Problem to work on: In the listing that follows, how many lines contain "drawn"? Give the number only.

##### Material shown

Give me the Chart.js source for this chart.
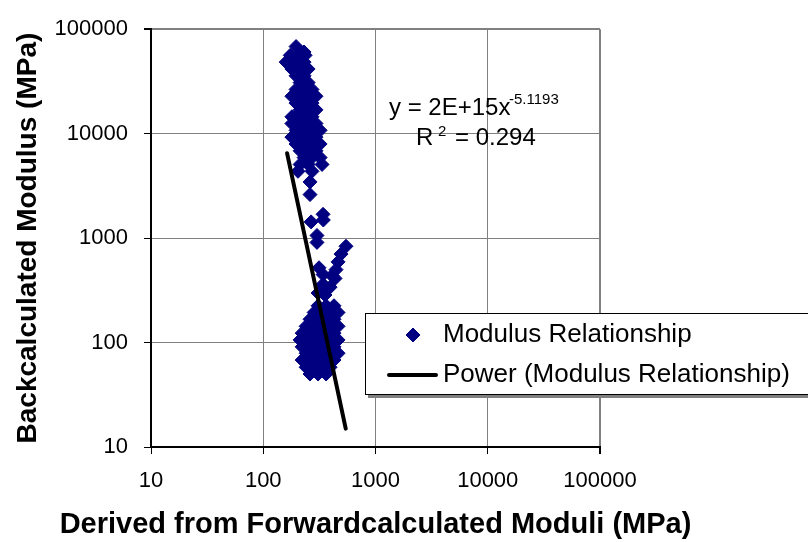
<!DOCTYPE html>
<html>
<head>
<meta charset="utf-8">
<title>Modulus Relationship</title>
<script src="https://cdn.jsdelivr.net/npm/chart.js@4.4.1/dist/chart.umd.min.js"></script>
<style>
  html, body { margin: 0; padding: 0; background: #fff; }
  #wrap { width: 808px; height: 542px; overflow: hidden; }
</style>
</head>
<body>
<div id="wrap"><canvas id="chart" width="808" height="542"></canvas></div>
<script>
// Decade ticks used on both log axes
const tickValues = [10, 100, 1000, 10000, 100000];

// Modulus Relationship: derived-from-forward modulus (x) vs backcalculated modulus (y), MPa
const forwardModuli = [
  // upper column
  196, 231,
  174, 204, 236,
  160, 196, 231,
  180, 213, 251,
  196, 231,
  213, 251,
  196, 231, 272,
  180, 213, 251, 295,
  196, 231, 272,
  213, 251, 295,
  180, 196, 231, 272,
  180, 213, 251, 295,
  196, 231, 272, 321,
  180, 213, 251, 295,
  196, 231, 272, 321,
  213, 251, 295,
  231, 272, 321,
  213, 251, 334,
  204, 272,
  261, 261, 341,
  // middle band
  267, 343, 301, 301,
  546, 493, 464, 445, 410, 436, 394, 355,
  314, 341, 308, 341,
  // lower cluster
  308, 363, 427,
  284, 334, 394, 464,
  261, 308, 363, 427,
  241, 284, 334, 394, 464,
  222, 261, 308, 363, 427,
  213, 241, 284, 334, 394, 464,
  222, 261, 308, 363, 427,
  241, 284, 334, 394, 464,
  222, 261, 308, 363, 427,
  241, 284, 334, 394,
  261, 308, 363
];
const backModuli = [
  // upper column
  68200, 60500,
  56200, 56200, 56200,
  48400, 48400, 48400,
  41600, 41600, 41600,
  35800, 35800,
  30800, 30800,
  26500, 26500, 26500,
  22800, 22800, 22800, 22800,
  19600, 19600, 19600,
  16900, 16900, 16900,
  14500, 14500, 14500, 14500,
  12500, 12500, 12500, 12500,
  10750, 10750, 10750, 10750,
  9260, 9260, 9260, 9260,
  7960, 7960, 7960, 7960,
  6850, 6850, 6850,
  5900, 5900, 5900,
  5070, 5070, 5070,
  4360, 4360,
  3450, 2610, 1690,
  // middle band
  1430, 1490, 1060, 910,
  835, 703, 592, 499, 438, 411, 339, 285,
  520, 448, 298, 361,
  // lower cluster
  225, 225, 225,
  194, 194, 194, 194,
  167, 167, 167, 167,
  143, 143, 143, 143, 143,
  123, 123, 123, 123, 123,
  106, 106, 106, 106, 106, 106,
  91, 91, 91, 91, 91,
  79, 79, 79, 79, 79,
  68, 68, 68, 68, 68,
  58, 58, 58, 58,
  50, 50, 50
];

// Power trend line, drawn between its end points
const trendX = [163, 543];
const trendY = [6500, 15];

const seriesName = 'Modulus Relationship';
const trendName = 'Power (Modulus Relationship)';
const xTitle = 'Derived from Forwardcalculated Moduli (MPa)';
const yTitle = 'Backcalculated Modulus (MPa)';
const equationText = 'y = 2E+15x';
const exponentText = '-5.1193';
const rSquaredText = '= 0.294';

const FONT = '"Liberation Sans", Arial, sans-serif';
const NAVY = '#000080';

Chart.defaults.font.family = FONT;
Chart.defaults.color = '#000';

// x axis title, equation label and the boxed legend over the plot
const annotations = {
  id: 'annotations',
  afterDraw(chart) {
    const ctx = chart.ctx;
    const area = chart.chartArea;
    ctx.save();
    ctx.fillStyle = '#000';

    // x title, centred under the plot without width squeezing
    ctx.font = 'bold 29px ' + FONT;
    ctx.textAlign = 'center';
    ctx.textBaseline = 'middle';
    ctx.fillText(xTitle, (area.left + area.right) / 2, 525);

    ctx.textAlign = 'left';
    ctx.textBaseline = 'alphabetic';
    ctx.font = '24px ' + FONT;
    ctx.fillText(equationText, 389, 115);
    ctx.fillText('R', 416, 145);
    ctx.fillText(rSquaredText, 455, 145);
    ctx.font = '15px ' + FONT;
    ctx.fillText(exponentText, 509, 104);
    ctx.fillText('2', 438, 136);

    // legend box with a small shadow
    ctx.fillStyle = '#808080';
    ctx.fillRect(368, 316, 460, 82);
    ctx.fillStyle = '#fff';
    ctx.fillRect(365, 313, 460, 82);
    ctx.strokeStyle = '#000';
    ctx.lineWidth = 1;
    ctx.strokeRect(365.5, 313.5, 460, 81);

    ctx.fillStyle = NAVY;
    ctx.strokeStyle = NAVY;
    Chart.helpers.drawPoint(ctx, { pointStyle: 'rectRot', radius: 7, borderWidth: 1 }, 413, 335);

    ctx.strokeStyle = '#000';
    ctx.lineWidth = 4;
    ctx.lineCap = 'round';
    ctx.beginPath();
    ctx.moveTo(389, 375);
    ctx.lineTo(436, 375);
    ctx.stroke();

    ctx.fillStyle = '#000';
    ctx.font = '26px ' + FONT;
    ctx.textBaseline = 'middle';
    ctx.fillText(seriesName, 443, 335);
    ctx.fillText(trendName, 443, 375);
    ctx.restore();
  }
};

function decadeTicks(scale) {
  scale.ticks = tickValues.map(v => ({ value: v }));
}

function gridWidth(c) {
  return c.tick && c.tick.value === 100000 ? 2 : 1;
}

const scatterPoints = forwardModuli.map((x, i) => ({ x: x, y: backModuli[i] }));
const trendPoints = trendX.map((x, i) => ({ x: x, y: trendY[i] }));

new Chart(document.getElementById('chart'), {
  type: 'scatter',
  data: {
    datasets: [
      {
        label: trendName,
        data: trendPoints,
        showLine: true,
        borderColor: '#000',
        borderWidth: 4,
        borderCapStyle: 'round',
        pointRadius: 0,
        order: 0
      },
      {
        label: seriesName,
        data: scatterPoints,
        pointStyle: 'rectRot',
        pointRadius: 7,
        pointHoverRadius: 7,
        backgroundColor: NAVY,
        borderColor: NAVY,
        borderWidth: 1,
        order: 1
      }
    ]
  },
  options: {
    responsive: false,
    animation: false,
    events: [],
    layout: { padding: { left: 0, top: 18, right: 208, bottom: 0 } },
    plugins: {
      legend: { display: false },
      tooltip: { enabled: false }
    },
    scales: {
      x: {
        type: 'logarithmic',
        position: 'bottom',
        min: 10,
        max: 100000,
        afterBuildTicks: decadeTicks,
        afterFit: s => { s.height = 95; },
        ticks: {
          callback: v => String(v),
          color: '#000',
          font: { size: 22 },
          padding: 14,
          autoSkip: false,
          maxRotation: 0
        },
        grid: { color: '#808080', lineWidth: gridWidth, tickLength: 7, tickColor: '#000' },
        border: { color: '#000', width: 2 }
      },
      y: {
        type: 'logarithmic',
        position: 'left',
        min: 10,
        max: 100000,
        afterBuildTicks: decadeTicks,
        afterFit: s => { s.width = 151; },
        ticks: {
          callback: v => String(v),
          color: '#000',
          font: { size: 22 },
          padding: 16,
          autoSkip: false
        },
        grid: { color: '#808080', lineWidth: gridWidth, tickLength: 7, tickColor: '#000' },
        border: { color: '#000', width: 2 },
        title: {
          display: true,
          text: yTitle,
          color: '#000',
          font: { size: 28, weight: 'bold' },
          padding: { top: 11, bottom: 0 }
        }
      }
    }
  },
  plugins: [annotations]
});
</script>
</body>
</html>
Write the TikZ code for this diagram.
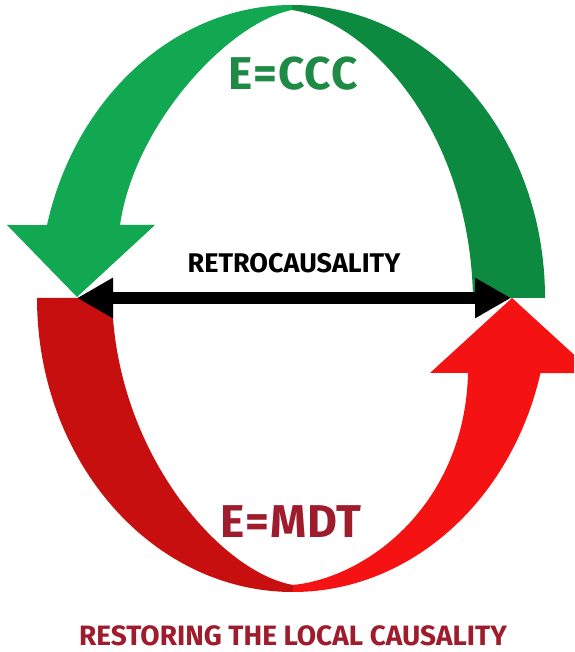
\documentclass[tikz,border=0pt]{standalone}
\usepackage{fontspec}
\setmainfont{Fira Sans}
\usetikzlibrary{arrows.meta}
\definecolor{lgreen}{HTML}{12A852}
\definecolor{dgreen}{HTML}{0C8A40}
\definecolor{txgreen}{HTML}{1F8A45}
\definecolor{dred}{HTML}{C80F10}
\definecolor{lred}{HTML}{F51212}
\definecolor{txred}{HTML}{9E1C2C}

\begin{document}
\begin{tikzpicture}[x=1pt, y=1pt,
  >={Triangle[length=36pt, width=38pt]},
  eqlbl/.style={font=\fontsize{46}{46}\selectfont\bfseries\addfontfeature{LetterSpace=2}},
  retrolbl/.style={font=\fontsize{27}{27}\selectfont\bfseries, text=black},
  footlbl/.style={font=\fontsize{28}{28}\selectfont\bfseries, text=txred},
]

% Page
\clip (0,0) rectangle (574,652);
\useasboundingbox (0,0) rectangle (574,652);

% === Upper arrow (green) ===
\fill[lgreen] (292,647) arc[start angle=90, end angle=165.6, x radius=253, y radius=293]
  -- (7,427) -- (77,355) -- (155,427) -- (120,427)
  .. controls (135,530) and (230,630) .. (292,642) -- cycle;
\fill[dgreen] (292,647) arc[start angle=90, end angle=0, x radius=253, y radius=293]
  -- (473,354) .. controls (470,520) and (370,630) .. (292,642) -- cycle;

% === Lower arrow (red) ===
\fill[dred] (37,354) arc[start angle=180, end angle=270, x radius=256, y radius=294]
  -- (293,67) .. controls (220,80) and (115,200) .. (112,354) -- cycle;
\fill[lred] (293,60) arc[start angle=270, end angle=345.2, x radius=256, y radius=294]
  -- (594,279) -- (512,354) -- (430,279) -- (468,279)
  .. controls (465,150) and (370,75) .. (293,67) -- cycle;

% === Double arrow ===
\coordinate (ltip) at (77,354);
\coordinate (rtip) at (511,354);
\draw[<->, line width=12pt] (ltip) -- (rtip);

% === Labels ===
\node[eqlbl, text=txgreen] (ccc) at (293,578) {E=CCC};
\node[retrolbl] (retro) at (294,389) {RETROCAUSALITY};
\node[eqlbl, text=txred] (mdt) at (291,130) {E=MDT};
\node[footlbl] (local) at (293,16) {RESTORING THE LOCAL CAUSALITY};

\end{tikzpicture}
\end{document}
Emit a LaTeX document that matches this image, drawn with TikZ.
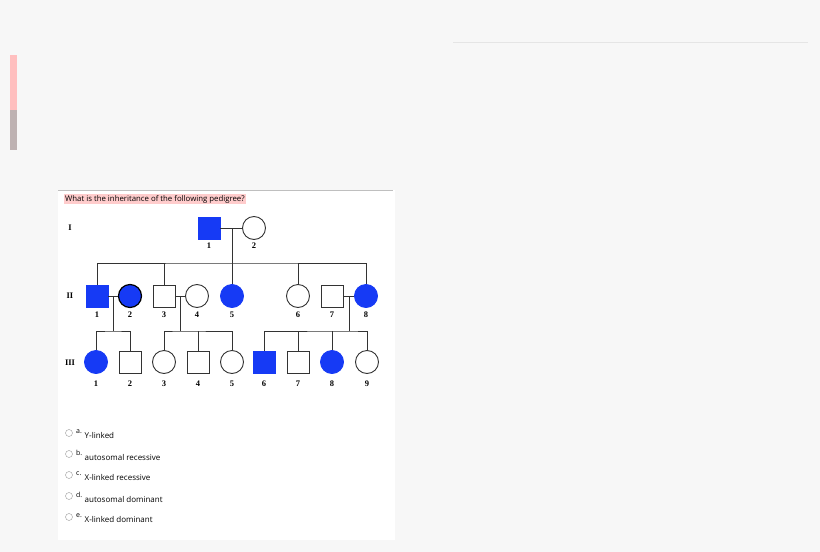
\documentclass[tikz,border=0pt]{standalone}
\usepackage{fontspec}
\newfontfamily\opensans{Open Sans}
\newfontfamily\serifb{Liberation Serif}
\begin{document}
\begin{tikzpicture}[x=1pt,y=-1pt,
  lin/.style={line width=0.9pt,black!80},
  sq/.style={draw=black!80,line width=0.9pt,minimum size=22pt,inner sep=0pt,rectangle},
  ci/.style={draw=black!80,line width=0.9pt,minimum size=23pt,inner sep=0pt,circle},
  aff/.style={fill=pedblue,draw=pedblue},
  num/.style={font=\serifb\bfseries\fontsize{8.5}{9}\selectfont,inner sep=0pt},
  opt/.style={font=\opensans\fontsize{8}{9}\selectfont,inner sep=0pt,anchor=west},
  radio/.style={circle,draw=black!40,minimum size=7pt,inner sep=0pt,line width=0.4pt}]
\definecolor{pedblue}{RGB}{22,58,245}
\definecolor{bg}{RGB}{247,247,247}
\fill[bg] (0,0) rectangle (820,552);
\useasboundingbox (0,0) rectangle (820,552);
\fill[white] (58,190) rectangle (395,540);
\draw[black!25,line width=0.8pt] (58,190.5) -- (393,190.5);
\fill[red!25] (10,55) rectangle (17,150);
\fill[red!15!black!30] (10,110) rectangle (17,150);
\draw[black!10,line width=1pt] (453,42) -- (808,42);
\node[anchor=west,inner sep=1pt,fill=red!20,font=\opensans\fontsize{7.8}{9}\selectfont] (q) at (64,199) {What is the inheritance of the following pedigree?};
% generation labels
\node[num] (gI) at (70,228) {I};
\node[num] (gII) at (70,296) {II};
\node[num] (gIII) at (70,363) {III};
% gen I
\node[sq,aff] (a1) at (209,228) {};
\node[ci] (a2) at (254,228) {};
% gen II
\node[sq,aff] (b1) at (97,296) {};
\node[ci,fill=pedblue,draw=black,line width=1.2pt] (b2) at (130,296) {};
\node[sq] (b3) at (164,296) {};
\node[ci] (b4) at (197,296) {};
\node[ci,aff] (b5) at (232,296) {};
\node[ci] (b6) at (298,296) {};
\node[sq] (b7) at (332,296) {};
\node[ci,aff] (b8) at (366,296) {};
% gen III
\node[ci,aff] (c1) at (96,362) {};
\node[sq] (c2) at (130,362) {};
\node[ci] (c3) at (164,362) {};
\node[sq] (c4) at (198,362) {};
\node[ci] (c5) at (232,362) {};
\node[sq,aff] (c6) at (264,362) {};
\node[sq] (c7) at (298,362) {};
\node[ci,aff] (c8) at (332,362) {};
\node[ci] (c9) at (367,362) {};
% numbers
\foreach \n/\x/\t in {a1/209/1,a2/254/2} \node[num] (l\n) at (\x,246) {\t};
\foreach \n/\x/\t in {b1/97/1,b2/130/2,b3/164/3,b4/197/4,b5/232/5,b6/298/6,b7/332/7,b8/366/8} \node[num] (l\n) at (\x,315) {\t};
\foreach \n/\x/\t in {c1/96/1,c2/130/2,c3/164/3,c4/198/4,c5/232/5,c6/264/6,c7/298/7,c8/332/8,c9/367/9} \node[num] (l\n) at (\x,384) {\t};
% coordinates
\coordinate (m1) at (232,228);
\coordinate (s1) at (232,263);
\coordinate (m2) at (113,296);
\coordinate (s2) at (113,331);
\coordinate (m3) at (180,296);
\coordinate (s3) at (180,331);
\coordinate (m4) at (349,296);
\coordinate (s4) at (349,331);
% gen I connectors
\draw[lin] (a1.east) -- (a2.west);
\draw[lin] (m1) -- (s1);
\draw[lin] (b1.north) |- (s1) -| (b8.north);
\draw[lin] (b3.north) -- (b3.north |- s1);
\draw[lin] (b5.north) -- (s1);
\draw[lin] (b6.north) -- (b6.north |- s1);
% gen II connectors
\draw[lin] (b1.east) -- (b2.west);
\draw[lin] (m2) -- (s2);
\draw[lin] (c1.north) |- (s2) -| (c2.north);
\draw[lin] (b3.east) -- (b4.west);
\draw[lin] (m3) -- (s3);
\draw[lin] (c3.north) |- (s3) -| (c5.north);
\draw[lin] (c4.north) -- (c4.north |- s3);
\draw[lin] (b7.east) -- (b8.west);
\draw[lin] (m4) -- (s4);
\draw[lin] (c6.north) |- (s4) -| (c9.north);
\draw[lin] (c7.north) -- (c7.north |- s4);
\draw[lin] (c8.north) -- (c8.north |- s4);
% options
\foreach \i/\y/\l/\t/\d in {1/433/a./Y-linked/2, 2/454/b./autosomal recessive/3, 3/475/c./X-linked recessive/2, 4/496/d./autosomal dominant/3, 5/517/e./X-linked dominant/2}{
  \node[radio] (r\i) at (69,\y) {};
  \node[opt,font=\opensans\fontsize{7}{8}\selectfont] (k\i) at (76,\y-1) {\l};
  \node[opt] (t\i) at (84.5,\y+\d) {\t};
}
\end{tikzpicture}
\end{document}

##########

Response: 2